Every time a new Canon 5D Mark IV rumor shows up on we are advising our readers to take the details with a grain of salt as this saga is far from being over.
Things are also complicated by the gossip talks surrounding the replacement for the EOS 1D X flagship and the big-megapixel shooter. Well, a highly-trusted source is back with some information that will clear the air a little bit.
According to the unnamed source, Canon is on the verge of announce three successors to the EOS 5D Mark III and only one of them will be called EOS 5D Mark IV.
Latest Canon 5D Mark IV rumor suggests that the DSLR will have a low-megapixel sensor
First things first: the 5D Mark IV is real and it will come packed with a full frame image sensor capturing photos at around the same megapixel amount as its predecessor.
This means that it will serve as a direct competitor to the Nikon D750, meaning that it will be great for events, wildlife, and action photography. It will have a high quality build and will be very quick in order to meet the demands of the aforementioned photography types.
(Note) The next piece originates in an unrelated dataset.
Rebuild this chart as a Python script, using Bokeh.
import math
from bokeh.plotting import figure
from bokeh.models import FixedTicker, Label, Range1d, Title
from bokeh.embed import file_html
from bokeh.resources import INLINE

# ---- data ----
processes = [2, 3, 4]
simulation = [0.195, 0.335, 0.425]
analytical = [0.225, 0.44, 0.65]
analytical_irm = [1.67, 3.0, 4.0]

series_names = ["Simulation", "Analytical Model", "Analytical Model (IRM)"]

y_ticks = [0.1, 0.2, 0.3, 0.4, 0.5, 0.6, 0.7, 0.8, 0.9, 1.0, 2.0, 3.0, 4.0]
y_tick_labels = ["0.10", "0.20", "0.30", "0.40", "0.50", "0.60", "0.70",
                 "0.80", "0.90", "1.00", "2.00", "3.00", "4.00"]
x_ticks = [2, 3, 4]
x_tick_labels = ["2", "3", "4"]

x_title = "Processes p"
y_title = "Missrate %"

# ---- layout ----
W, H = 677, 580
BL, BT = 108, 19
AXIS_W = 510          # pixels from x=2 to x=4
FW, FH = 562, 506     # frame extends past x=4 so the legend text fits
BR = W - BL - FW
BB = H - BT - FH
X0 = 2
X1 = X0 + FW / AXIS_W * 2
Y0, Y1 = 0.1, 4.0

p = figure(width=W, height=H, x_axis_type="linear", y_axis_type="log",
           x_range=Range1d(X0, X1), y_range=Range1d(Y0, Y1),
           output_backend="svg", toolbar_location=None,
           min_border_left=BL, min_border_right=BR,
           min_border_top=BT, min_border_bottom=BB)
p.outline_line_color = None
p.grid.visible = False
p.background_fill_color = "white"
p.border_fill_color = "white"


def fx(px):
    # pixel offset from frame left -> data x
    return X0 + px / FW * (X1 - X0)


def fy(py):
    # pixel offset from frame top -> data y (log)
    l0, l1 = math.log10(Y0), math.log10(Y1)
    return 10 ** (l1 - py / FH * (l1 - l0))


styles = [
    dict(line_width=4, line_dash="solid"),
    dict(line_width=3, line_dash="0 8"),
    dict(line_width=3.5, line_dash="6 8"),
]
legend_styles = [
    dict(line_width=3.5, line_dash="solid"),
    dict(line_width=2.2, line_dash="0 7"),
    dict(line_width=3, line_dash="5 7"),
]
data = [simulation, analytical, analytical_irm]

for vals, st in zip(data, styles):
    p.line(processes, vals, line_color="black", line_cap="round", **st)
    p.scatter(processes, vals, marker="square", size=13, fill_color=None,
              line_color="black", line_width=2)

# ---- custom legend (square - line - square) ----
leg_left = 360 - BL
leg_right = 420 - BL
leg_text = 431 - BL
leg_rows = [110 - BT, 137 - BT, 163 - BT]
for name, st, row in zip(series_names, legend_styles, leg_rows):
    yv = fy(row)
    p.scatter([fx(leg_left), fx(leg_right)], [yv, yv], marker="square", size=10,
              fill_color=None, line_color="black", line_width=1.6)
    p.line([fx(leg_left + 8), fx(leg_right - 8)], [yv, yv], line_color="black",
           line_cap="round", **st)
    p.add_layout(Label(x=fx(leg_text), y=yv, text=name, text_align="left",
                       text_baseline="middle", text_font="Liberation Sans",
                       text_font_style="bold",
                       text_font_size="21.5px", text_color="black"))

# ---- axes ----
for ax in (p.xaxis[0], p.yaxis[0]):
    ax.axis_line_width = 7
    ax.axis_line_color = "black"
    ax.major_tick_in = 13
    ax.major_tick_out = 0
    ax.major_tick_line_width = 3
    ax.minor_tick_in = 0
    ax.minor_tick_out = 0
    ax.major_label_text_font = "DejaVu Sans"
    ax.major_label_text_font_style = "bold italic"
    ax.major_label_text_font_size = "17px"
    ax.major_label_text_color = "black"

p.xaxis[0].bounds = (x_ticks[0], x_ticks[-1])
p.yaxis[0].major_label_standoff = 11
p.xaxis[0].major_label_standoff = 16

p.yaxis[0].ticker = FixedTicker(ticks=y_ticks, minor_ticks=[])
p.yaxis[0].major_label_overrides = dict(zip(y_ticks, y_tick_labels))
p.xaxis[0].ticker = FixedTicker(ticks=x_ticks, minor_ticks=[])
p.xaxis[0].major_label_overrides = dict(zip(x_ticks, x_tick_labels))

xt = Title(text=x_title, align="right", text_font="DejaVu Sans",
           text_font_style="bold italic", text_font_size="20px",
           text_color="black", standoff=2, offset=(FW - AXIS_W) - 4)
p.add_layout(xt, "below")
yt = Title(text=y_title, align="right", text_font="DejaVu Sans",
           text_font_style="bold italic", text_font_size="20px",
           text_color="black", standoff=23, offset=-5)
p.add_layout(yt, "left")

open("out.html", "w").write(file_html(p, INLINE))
For now, no other specs have been leaked, but more information should be unearthed soon. Meanwhile, the 5D Mark III continues to be available at Amazon for about $2,800
Two more Canon 5Ds cameras with big megapixel sensors will serve as 5D Mark III replacements
On the other hand, the 5D Mark III will not be replaced by a single camera. In fact, it will be substituted by three models. As the name of the first has already been determined, it appears that the other two models will both be referred to as Canon 5Ds.
These two cameras will both be big-megapixel models, as their image sensors will have a resolution of about 53-megapixel, instead of 46-megapixel, as previously reported.
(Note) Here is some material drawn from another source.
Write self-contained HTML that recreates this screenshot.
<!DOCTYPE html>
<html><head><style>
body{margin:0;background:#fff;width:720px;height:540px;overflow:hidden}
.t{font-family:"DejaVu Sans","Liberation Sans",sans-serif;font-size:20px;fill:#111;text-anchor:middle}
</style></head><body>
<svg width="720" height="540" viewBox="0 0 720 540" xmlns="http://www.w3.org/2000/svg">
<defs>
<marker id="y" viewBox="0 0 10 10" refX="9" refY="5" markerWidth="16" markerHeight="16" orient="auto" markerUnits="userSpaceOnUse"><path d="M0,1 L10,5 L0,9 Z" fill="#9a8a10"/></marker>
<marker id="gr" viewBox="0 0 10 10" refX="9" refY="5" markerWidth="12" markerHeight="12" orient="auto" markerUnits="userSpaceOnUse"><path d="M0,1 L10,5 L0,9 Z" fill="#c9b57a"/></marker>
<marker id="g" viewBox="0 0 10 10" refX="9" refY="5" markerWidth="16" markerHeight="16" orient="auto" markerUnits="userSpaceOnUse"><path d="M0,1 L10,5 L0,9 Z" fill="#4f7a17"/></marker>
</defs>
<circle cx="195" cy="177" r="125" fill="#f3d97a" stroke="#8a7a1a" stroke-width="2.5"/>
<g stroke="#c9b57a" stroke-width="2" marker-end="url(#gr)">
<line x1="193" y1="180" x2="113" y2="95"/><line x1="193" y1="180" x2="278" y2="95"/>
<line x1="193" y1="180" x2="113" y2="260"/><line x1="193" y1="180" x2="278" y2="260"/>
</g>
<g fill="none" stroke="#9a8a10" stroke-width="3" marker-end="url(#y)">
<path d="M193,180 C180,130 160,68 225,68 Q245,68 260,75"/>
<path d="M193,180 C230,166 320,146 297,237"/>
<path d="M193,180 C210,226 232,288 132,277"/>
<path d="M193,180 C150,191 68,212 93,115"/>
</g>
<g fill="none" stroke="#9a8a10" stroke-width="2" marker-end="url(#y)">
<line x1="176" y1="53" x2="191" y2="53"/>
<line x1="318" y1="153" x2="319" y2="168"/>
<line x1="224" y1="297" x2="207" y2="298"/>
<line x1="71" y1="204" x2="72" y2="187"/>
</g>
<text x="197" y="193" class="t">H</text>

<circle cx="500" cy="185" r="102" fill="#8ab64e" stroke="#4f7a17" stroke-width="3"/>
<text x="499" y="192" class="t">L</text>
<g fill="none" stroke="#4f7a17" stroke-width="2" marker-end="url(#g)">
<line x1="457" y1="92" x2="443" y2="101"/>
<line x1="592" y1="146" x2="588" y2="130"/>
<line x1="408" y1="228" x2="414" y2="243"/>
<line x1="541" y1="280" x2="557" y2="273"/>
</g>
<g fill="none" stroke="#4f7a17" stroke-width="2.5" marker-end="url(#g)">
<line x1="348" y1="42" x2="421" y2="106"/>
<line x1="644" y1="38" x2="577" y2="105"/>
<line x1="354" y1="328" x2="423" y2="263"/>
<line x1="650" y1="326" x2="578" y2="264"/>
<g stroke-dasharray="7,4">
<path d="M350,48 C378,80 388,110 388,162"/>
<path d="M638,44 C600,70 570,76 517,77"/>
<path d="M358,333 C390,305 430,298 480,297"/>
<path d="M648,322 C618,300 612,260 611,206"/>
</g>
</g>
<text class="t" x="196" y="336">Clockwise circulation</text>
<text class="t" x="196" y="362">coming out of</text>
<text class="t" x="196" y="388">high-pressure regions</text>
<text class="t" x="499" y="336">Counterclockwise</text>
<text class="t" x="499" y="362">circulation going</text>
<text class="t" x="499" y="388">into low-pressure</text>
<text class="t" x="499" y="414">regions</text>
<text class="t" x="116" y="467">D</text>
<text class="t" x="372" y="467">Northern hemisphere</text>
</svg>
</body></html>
The difference between these two models will lie in the anti-aliasing filter – one of them will have it, while the other one will not. This is a situation reminiscent of the Nikon D800 series, as the D800 had an AA filter, while the D800E had not.
As a result, Canon would fix the naming issues, too, as the EOS 3D would not have been feasible for consumers, who could have believed that the DSLR would be capable of capturing 3D photos and videos.